The problem asks us to find a quadratic polynomial that has -3 and 4 as its 'zeros'. A zero of a polynomial is a value of the variable (usually denoted as 'x') that makes the polynomial equal to zero. This topic fundamentally involves algebraic concepts that are typically introduced in high school mathematics, beyond the scope of Common Core standards for grades K-5. However, as a mathematician, I will provide the mathematically correct solution for this problem.

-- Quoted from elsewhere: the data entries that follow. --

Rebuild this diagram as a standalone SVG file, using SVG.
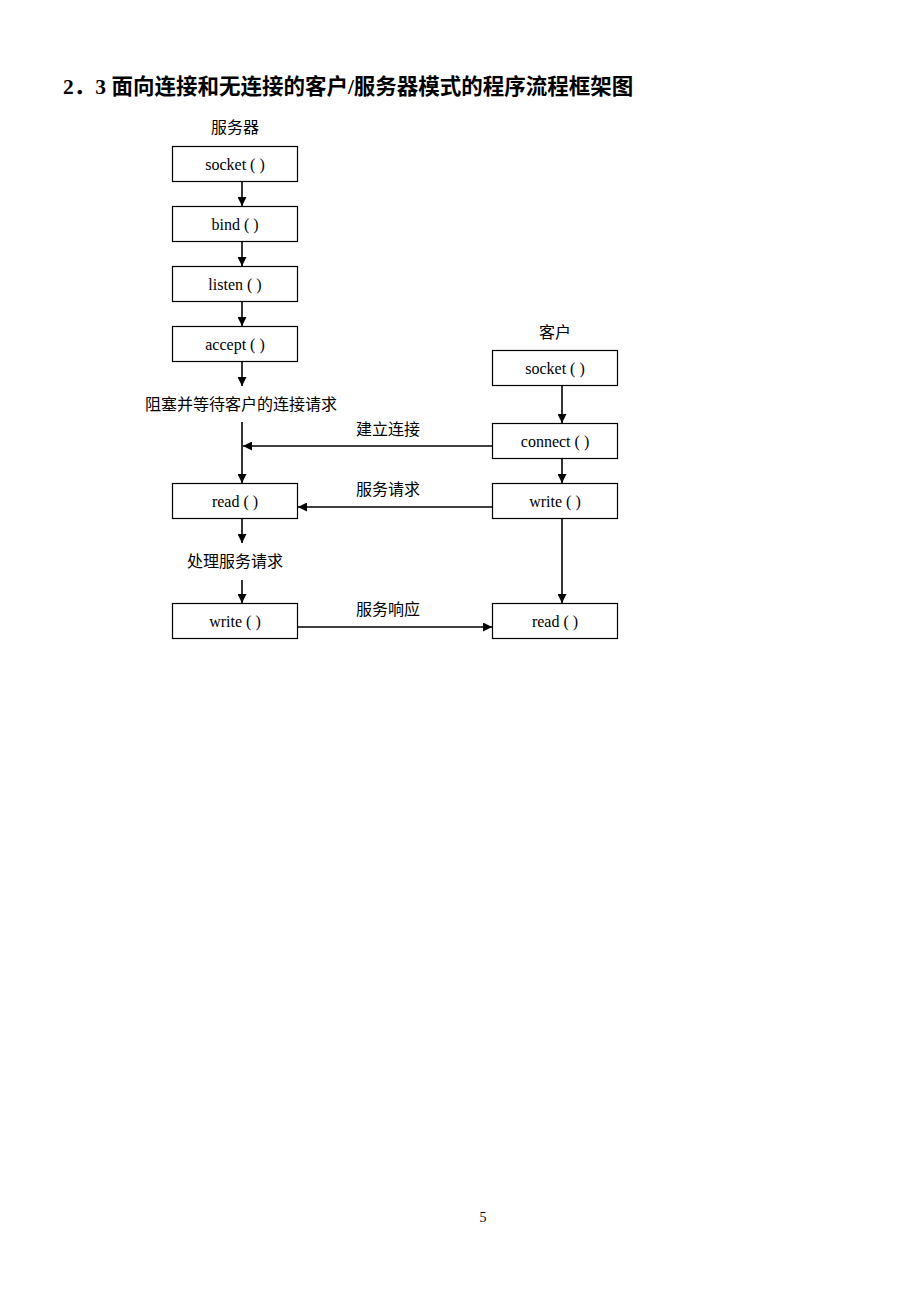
<svg xmlns="http://www.w3.org/2000/svg" width="920" height="1302" viewBox="0 0 920 1302">
<style>
.box{fill:#fff;stroke:#000;stroke-width:1.2}
.t{font-family:"Liberation Serif","Noto Sans CJK SC",serif;font-size:16px;text-anchor:middle;fill:#000}
.c{font-family:"Liberation Serif","Noto Sans CJK SC",serif;font-size:16px;fill:#000}
.ln{stroke:#000;stroke-width:1.6;fill:none;marker-end:url(#ah)}
</style>
<defs>
<marker id="ah" viewBox="0 0 10 10" refX="10" refY="5" markerWidth="9" markerHeight="9" markerUnits="userSpaceOnUse" orient="auto">
<path d="M0,0 L10,5 L0,10 z" fill="#000"/>
</marker>
</defs>
<rect width="920" height="1302" fill="#fff"/>
<text x="63" y="94" font-family="Liberation Serif,Noto Sans CJK SC,serif" font-size="21.5" font-weight="bold">2．3 面向连接和无连接的客户/服务器模式的程序流程框架图</text>
<text class="c" x="235" y="133" text-anchor="middle">服务器</text>
<text class="c" x="555" y="338" text-anchor="middle">客户</text>
<text class="c" x="145" y="410">阻塞并等待客户的连接请求</text>
<text class="c" x="235" y="567" text-anchor="middle">处理服务请求</text>
<text class="c" x="388" y="435" text-anchor="middle">建立连接</text>
<text class="c" x="388" y="495" text-anchor="middle">服务请求</text>
<text class="c" x="388" y="615" text-anchor="middle">服务响应</text>
<g id="s_socket"><rect class="box" x="172.5" y="146.5" width="125" height="35"/><text class="t" x="235" y="169.5">socket ( )</text></g>
<g id="s_bind"><rect class="box" x="172.5" y="206.5" width="125" height="35"/><text class="t" x="235" y="229.5">bind ( )</text></g>
<g id="s_listen"><rect class="box" x="172.5" y="266.5" width="125" height="35"/><text class="t" x="235" y="289.5">listen ( )</text></g>
<g id="s_accept"><rect class="box" x="172.5" y="326.5" width="125" height="35"/><text class="t" x="235" y="349.5">accept ( )</text></g>
<g id="s_read"><rect class="box" x="172.5" y="483.5" width="125" height="35"/><text class="t" x="235" y="506.5">read ( )</text></g>
<g id="s_write"><rect class="box" x="172.5" y="603.5" width="125" height="35"/><text class="t" x="235" y="626.5">write ( )</text></g>
<g id="c_socket"><rect class="box" x="492.5" y="350.5" width="125" height="35"/><text class="t" x="555" y="373.5">socket ( )</text></g>
<g id="c_connect"><rect class="box" x="492.5" y="423.5" width="125" height="35"/><text class="t" x="555" y="446.5">connect ( )</text></g>
<g id="c_write"><rect class="box" x="492.5" y="483.5" width="125" height="35"/><text class="t" x="555" y="506.5">write ( )</text></g>
<g id="c_read"><rect class="box" x="492.5" y="603.5" width="125" height="35"/><text class="t" x="555" y="626.5">read ( )</text></g>
<g id="connectors">
<line class="ln" x1="242" y1="182" x2="242" y2="206"/>
<line class="ln" x1="242" y1="242" x2="242" y2="266"/>
<line class="ln" x1="242" y1="302" x2="242" y2="326"/>
<line class="ln" x1="242" y1="362" x2="242" y2="386"/>
<line class="ln" x1="242" y1="422" x2="242" y2="483"/>
<line class="ln" x1="492" y1="446" x2="243" y2="446"/>
<line class="ln" x1="492" y1="507" x2="298" y2="507"/>
<line class="ln" x1="242" y1="519" x2="242" y2="543"/>
<line class="ln" x1="242" y1="580" x2="242" y2="603"/>
<line class="ln" x1="298" y1="627" x2="492" y2="627"/>
<line class="ln" x1="562" y1="386" x2="562" y2="423"/>
<line class="ln" x1="562" y1="459" x2="562" y2="483"/>
<line class="ln" x1="562" y1="519" x2="562" y2="603"/>
</g>
<text x="483" y="1222" font-family="Liberation Serif,serif" font-size="14" text-anchor="middle">5</text>
</svg>
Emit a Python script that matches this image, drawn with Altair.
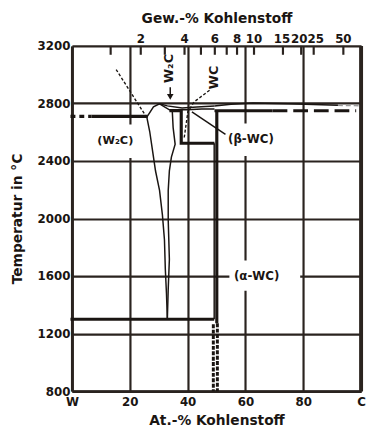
import altair as alt
import pandas as pd

FONT = "DejaVu Sans"
INK = "#1a1512"
GRID = "#2a231f"

# ---- axes ----
x_ticks = [0, 20, 40, 60, 80, 100]
y_ticks = [800, 1200, 1600, 2000, 2400, 2800, 3200]
gew_ticks = [1, 2, 3, 4, 5, 6, 7, 8, 10, 15, 20, 25, 50]
gew_labels = [2, 4, 6, 8, 10, 15, 20, 25, 50]
gew_label_nudge = [0, 0, 0, 0, 0, -1, -2, 2, 0]


def at_pct(w):
    """weight-% carbon -> atom-% carbon (W-C)"""
    c = w / 12.011
    m = (100 - w) / 183.84
    return 100 * c / (c + m)


# ---- phase lines (at.-% C, temperature) ----
thick_lines = {
    "eut_W":      ([6.8, 26.2], [2710, 2710]),
    "eutectoid":  ([-0.5, 49.2], [1300, 1300]),
    "beta_box":   ([33.7, 37.8, 37.8, 49.3], [2749, 2749, 2523, 2523]),
    "top_2750":   ([49.3, 69.4], [2749, 2749]),
    "wc_line":    ([50.1, 50.1], [2749, 1272]),
}
long_dash_lines = {
    "eut_W_dash":  ([-0.5, 6.8], [2710, 2710]),
}
long_dash2_lines = {
    "top_2750_dash": ([69.4, 98.3], [2749, 2749]),
}
short_dash_lines = {
    "wc_low_l": ([48.9, 48.9], [1265, 800]),
    "wc_low_r": ([50.3, 50.3], [1272, 800]),
}
thin_lines = {
    "w2c_left":  ([25.9, 26.9, 27.9, 28.9, 30.3, 31.3, 32.0, 32.3, 32.7, 33.0],
                  [2705, 2605, 2468, 2332, 2195, 2024, 1853, 1648, 1477, 1300]),
    "w2c_right": ([34.7, 35.0, 35.7, 34.4, 33.7, 33.3, 33.3, 33.7, 33.3, 33.0],
                  [2749, 2632, 2516, 2427, 2332, 2195, 1990, 1716, 1511, 1300]),
    "liq_top":   ([25.9, 28.2, 30.3, 33.0, 38.1, 43.2, 49.3],
                  [2705, 2776, 2797, 2783, 2769, 2776, 2783]),
    "sol_top":   ([30.3, 33.7, 39.8, 44.9, 49.3], [2797, 2756, 2756, 2762, 2762]),
    "liq_C":     ([49.3, 55.0, 62.6, 75.0, 92.0], [2783, 2795, 2803, 2798, 2787]),
    "delta_left": ([49.2, 49.2], [2523, 1300]),
    "beta_leader": ([41.5, 53.1], [2742, 2585]),
    "arrow":     ([34.0, 34.0], [2913, 2850]),
}
dotted_lines = {
    "liq_W":  ([15.3, 25.5], [3036, 2714]),
    "liq_WC": ([47.6, 42.2, 40.1, 38.8], [2892, 2810, 2742, 2557]),
}
grey_lines = {
    "liq_C_end": ([92.0, 100.0], [2787, 2784]),
}
frame_lines = {
    "right": ([100, 100], [800, 3200]),
}

# labels
label_text = ["(W\u2082C)", "(\u03b2-WC)", "(\u03b1-WC)"]
label_at = [15.0, 61.9, 63.9]
label_T = [2537, 2550, 1600]
label_size = [11.5, 12, 12]

box_at = [15.1, 62.2, 66.7]
box_T = [2537, 2547, 1603]
box_w = [46, 52, 72]
box_h = [34, 33, 31]

rot_text = ["W\u2082C", "WC"]
rot_at = [33.6, 49.3]
rot_T = [3043, 2981]

arrow_at = [34.0]
arrow_T = [2846]


def lines_df(d):
    rows = []
    for name, (xs, ts) in d.items():
        for i, (a, t) in enumerate(zip(xs, ts)):
            rows.append({"line": name, "i": i, "at": a, "T": t})
    return pd.DataFrame(rows)


xscale = alt.Scale(domain=[0, 100], nice=False, zero=False, clamp=False)
yscale = alt.Scale(domain=[800, 3200], nice=False, zero=False)

nb = "\u00a0\u00a0"
xaxis = alt.Axis(
    values=x_ticks,
    labelExpr=f"datum.value == 0 ? '{nb}W' : datum.value == 100 ? 'C' : datum.label",
    grid=True, gridColor=GRID, gridWidth=2.2, gridOpacity=1,
    domainColor=GRID, domainWidth=3, ticks=False,
    labelPadding=6, labelFontSize=12, labelFontWeight="bold", labelFont=FONT,
    labelColor=INK, labelFlush=False, labelOverlap=False,
    title="At.-% Kohlenstoff", titleFont=FONT, titleFontSize=14,
    titleFontWeight="bold", titleColor=INK, titleX=147, titleY=33.5,
    titleBaseline="alphabetic", titleAlign="center",
)
yaxis = alt.Axis(
    values=y_ticks, format="d",
    grid=True, gridColor=GRID, gridWidth=2.2, gridOpacity=1,
    domainColor=GRID, domainWidth=3, ticks=False,
    labelPadding=2, labelFontSize=12, labelFontWeight="bold", labelFont=FONT,
    labelColor=INK, labelOverlap=False, labelFlush=False,
    title="Temperatur in \u00b0C", titleFont=FONT, titleFontSize=14,
    titleFontWeight="bold", titleColor=INK, titleAngle=270,
    titleX=-51, titleY=175.5, titleAlign="center", titleBaseline="alphabetic",
)

X = alt.X("at:Q", scale=xscale, axis=xaxis)
Y = alt.Y("T:Q", scale=yscale, axis=yaxis)

layers = []

# white boxes behind the labels
for a, t, w, h in zip(box_at, box_T, box_w, box_h):
    bdf = pd.DataFrame({"at": [a], "T": [t]})
    layers.append(
        alt.Chart(bdf).mark_rect(
            color="white", xOffset=-w / 2, x2Offset=w / 2,
            yOffset=-h / 2, y2Offset=h / 2,
        ).encode(x=X, x2="at:Q", y=Y, y2="T:Q")
    )


def line_layer(d, **kw):
    return alt.Chart(lines_df(d)).mark_line(**kw).encode(
        x=X, y=Y, detail="line:N", order="i:Q"
    )


layers += [
    line_layer(thin_lines, color=INK, strokeWidth=1.5),
    line_layer(dotted_lines, color=INK, strokeWidth=1.4, strokeDash=[3, 2]),
    line_layer(grey_lines, color="#9a9a9a", strokeWidth=1.5, strokeDash=[5, 3]),
    line_layer(thick_lines, color=INK, strokeWidth=3.2),
    line_layer(long_dash_lines, color=INK, strokeWidth=3.2, strokeDash=[5, 4]),
    line_layer(long_dash2_lines, color=INK, strokeWidth=3.2, strokeDash=[15, 6]),
    line_layer(short_dash_lines, color=INK, strokeWidth=3, strokeDash=[4, 1.5]),
    line_layer(frame_lines, color=GRID, strokeWidth=4),
]

# arrow head
layers.append(
    alt.Chart(pd.DataFrame({"at": arrow_at, "T": arrow_T})).mark_point(
        shape="triangle-down", filled=True, size=45, color=INK, opacity=1
    ).encode(x=X, y=Y)
)

# phase labels
layers.append(
    alt.Chart(pd.DataFrame({"at": label_at, "T": label_T, "txt": label_text,
                            "fs": label_size})).mark_text(
        font=FONT, fontWeight="bold", color=INK,
        align="center", baseline="middle",
    ).encode(x=X, y=Y, text="txt:N", size=alt.Size("fs:Q", scale=None, legend=None))
)
layers.append(
    alt.Chart(pd.DataFrame({"at": rot_at, "T": rot_T, "txt": rot_text})).mark_text(
        font=FONT, fontSize=13, fontWeight="bold", color=INK,
        align="center", baseline="middle", angle=270,
    ).encode(x=X, y=Y, text="txt:N")
)

# top (weight-%) labels, grouped by their small horizontal nudge
for nudge in sorted(set(gew_label_nudge)):
    ws = [w for w, n in zip(gew_labels, gew_label_nudge) if n == nudge]
    top_df = pd.DataFrame({"at": [at_pct(w) for w in ws],
                           "lab": [str(w) for w in ws]})
    layers.append(
        alt.Chart(top_df).mark_text(
            font=FONT, fontSize=12, fontWeight="bold", color=INK,
            align="center", baseline="alphabetic", dx=nudge,
        ).encode(x=X, y=alt.value(-3), text="lab:N")
    )

main = alt.layer(*layers)

# top axis (independent scale) with inward ticks
tick_df = pd.DataFrame({"at": [at_pct(w) for w in gew_ticks]})
top_axis = alt.Axis(
    orient="top", labels=False, ticks=False, domain=False, grid=False,
    title="Gew.-% Kohlenstoff", titleFont=FONT, titleFontSize=14,
    titleFontWeight="bold", titleColor=INK, titleX=147, titleY=-23.5,
    titleBaseline="alphabetic", titleAlign="center",
)
top_layer = alt.Chart(tick_df).mark_rule(color=GRID, strokeWidth=2.2).encode(
    x=alt.X("at:Q", scale=alt.Scale(domain=[0, 100], nice=False, zero=False), axis=top_axis),
    y=alt.value(0), y2=alt.value(9),
)

chart = alt.layer(main, top_layer).resolve_scale(x="independent").properties(
    width=294, height=351,
    autosize=alt.AutoSizeParams(type="none"),
    padding={"left": 65, "top": 35, "right": 5, "bottom": 38},
    background="white",
).configure_view(stroke=None)

chart.save("out.html", embed_options={"renderer": "svg", "actions": False})
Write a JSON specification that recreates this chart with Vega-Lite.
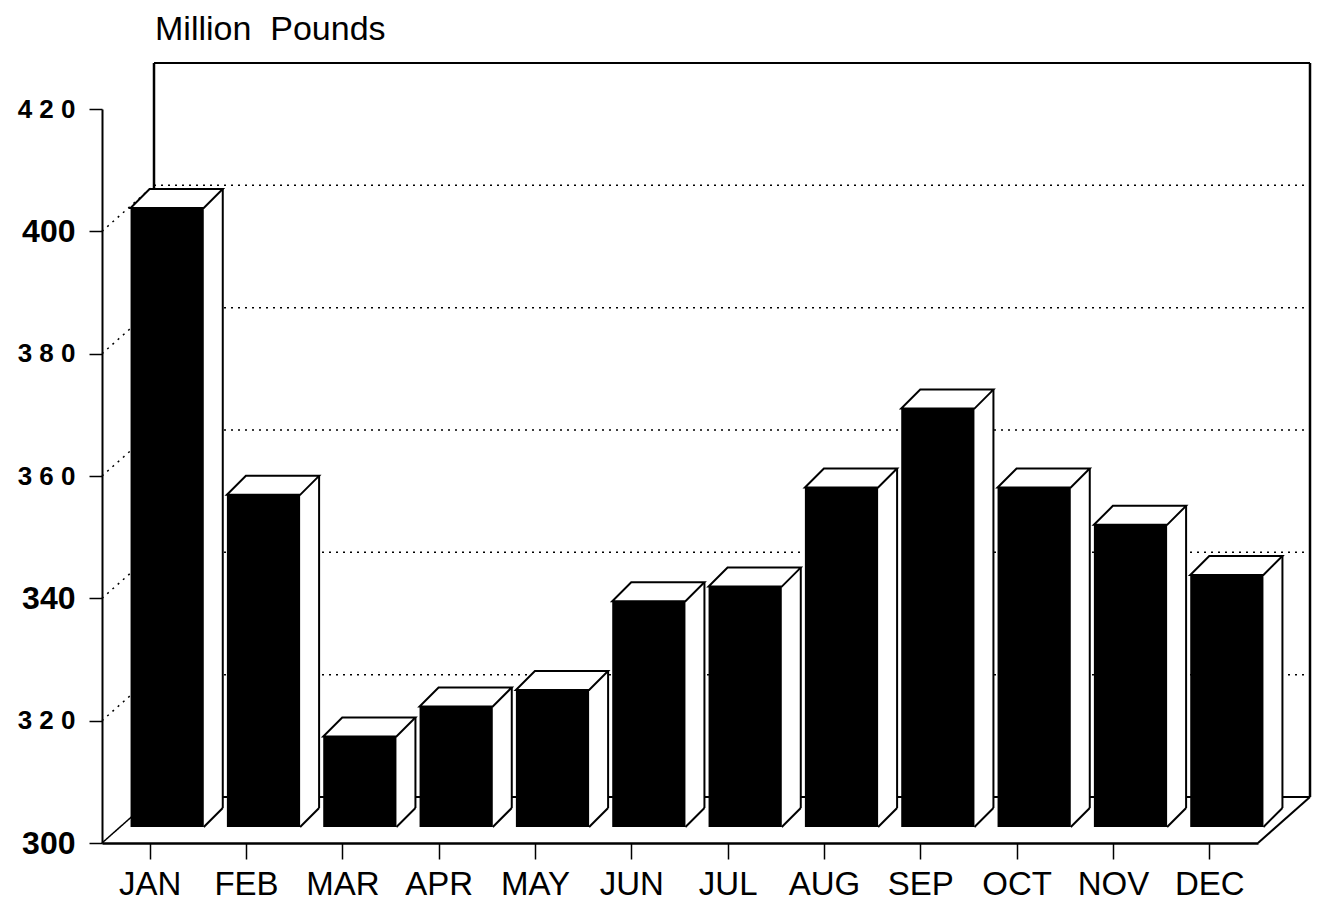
{
  "$schema": "https://vega.github.io/schema/vega-lite/v6.json",
  "autosize": {"type": "none"},
  "width": 1156,
  "height": 734,
  "padding": {"left": 102, "top": 109, "right": 60, "bottom": 66},
  "background": "white",
  "title": {
    "text": "Million\u00a0\u00a0Pounds",
    "anchor": "start",
    "frame": "group",
    "font": "Liberation Sans",
    "fontSize": 34,
    "fontWeight": "normal",
    "color": "black",
    "dx": 53,
    "offset": 15
  },
  "config": {"view": {"stroke": null}},
  "datasets": {
    "grid": [{"v": 320}, {"v": 340}, {"v": 360}, {"v": 380}, {"v": 400}],
    "diag": [{"v": 300}, {"v": 320}, {"v": 340}, {"v": 360}, {"v": 380}, {"v": 400}],
    "edges": [{"v": 300}, {"v": 420}]
  },
  "data": {"values": [
    {"month": "JAN", "value": 401.2},
    {"month": "FEB", "value": 354.3},
    {"month": "MAR", "value": 314.8},
    {"month": "APR", "value": 319.7},
    {"month": "MAY", "value": 322.4},
    {"month": "JUN", "value": 336.9},
    {"month": "JUL", "value": 339.3},
    {"month": "AUG", "value": 355.5},
    {"month": "SEP", "value": 368.4},
    {"month": "OCT", "value": 355.5},
    {"month": "NOV", "value": 349.4},
    {"month": "DEC", "value": 341.2}
  ]},
  "encoding": {
    "x": {
      "field": "month", "type": "nominal", "sort": null,
      "scale": {"domain": ["JAN","FEB","MAR","APR","MAY","JUN","JUL","AUG","SEP","OCT","NOV","DEC"], "paddingInner": 0, "paddingOuter": 0},
      "axis": {
        "title": null, "labelAngle": 0, "labelFont": "Liberation Sans", "labelFontSize": 33,
        "labelColor": "black", "labelPadding": 9, "tickSize": 16, "tickWidth": 1.5, "tickColor": "black",
        "domainColor": "black", "domainWidth": 2.5, "grid": false
      }
    }
  },
  "layer": [
    {
      "data": {"name": "grid"},
      "mark": {"type": "rule", "color": "black", "strokeWidth": 1.5, "strokeDash": [2, 5], "xOffset": 52, "x2Offset": 52, "yOffset": -46},
      "encoding": {
        "x": {"datum": "JAN", "bandPosition": 0},
        "x2": {"datum": "DEC", "bandPosition": 1},
        "y": {"field": "v", "type": "quantitative", "scale": {"domain": [300, 420], "zero": false, "nice": false},
        "axis": {"title": null, "values": [300, 320, 340, 360, 380, 400, 420], "grid": false,
          "domainColor": "black", "domainWidth": 2, "tickColor": "black", "tickWidth": 1.5, "tickSize": 13,
          "labelPadding": 14, "labelFont": "Liberation Sans", "labelFontWeight": "bold", "labelColor": "black",
          "labelFontSize": {"condition": {"test": "datum.value == 400 || datum.value == 340 || datum.value == 300", "value": 32}, "value": 26},
          "labelExpr": "(datum.value == 400 || datum.value == 340 || datum.value == 300) ? datum.label : slice(datum.label,0,1) + ' ' + slice(datum.label,1,2) + ' ' + slice(datum.label,2)"}}}
    },
    {
      "data": {"name": "edges"},
      "mark": {"type": "rule", "color": "black", "strokeWidth": 2, "xOffset": 52, "x2Offset": 52, "yOffset": -46},
      "encoding": {
        "x": {"datum": "JAN", "bandPosition": 0},
        "x2": {"datum": "DEC", "bandPosition": 1},
        "y": {"field": "v", "type": "quantitative"}
      }
    },
    {
      "data": {"values": [{"m": "JAN"}]},
      "mark": {"type": "rule", "color": "black", "strokeWidth": 2.5, "xOffset": 52, "yOffset": -46, "y2Offset": -46},
      "encoding": {"x": {"datum": "JAN", "bandPosition": 0}, "y": {"datum": 420}, "y2": {"datum": 300}}
    },
    {
      "data": {"values": [{"m": "DEC"}]},
      "mark": {"type": "rule", "color": "black", "strokeWidth": 2.5, "xOffset": 52, "yOffset": -46, "y2Offset": -46},
      "encoding": {"x": {"datum": "DEC", "bandPosition": 1}, "y": {"datum": 420}, "y2": {"datum": 300}}
    },
    {
      "data": {"values": [{"m": "DEC"}]},
      "mark": {"type": "rule", "color": "black", "strokeWidth": 2, "x2Offset": 52, "y2Offset": -46},
      "encoding": {"x": {"datum": "DEC", "bandPosition": 1}, "x2": {"datum": "DEC", "bandPosition": 1}, "y": {"datum": 300}, "y2": {"datum": 300}}
    },
    {
      "data": {"name": "diag"},
      "mark": {"type": "rule", "color": "black", "strokeWidth": 1.5, "x2Offset": 52, "y2Offset": -46},
      "encoding": {
        "x": {"datum": "JAN", "bandPosition": 0}, "x2": {"datum": "JAN", "bandPosition": 0},
        "y": {"field": "v", "type": "quantitative"}, "y2": {"field": "v"},
        "strokeDash": {"condition": {"test": "datum.v == 300", "value": [1, 0]}, "value": [2, 5]}
      }
    },
    {
      "mark": {"type": "bar", "fill": "white", "width": {"band": 0.76}, "xOffset": 36, "yOffset": -35, "y2Offset": -35},
      "encoding": {"y": {"field": "value", "type": "quantitative"}, "y2": {"datum": 300}}
    },
    {
      "mark": {"type": "rule", "color": "black", "strokeWidth": 2, "xOffset": 72.6, "yOffset": -35, "y2Offset": -35},
      "encoding": {"y": {"field": "value", "type": "quantitative"}, "y2": {"datum": 300}}
    },
    {
      "mark": {"type": "bar", "fill": "black", "width": {"band": 0.76}, "xOffset": 17, "yOffset": -16, "y2Offset": -16},
      "encoding": {"y": {"field": "value", "type": "quantitative"}, "y2": {"datum": 300}}
    },
    {
      "mark": {"type": "point", "shape": "M-36.6,0L36.6,0L55.6,-19L-17.6,-19Z", "size": 4, "filled": true, "fill": "white", "stroke": "black", "strokeWidth": 2, "opacity": 1, "xOffset": 17, "yOffset": -16},
      "encoding": {"y": {"field": "value", "type": "quantitative"}}
    },
    {
      "mark": {"type": "point", "shape": "M36.6,0L55.6,-19", "size": 4, "filled": false, "stroke": "black", "strokeWidth": 2, "opacity": 1, "xOffset": 17, "yOffset": -16},
      "encoding": {"y": {"datum": 300}}
    }
  ]
}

**step2** Relating Zeros to Factors

In algebra, there's a fundamental relationship between the zeros of a polynomial and its factors. If a number 'r' is a zero of a polynomial, then (x - r) must be a factor of that polynomial.
1. For the given zero -3:
The corresponding factor is $$(x - (-3))$$, which simplifies to $$(x + 3)$$.
2. For the given zero 4:
The corresponding factor is $$(x - 4)$$.

**step3** Constructing the Polynomial from its Factors

A quadratic polynomial can be formed by multiplying its factors. Since we are asked to "write the quadratic polynomial" (implying the simplest form), we assume the leading coefficient is 1. Therefore, the quadratic polynomial P(x) can be written as the product of the factors we found:
$$P(x) = (x + 3)(x - 4)$$

**step4** Expanding the Polynomial to Standard Form

To write the polynomial in its standard form (which is $$ax^2 + bx + c$$), we need to expand the product of the two binomials. We can do this by distributing each term from the first parenthesis to each term in the second parenthesis:
$$P(x) = x \times (x - 4) + 3 \times (x - 4)$$
Now, perform the multiplications:
$$P(x) = (x \times x) + (x \times -4) + (3 \times x) + (3 \times -4)$$
$$P(x) = x^2 - 4x + 3x - 12$$
Finally, combine the like terms (the terms with 'x'):
$$P(x) = x^2 + (-4x + 3x) - 12$$
$$P(x) = x^2 - x - 12$$
Thus, one quadratic polynomial whose zeros are -3 and 4 is $$x^2 - x - 12$$.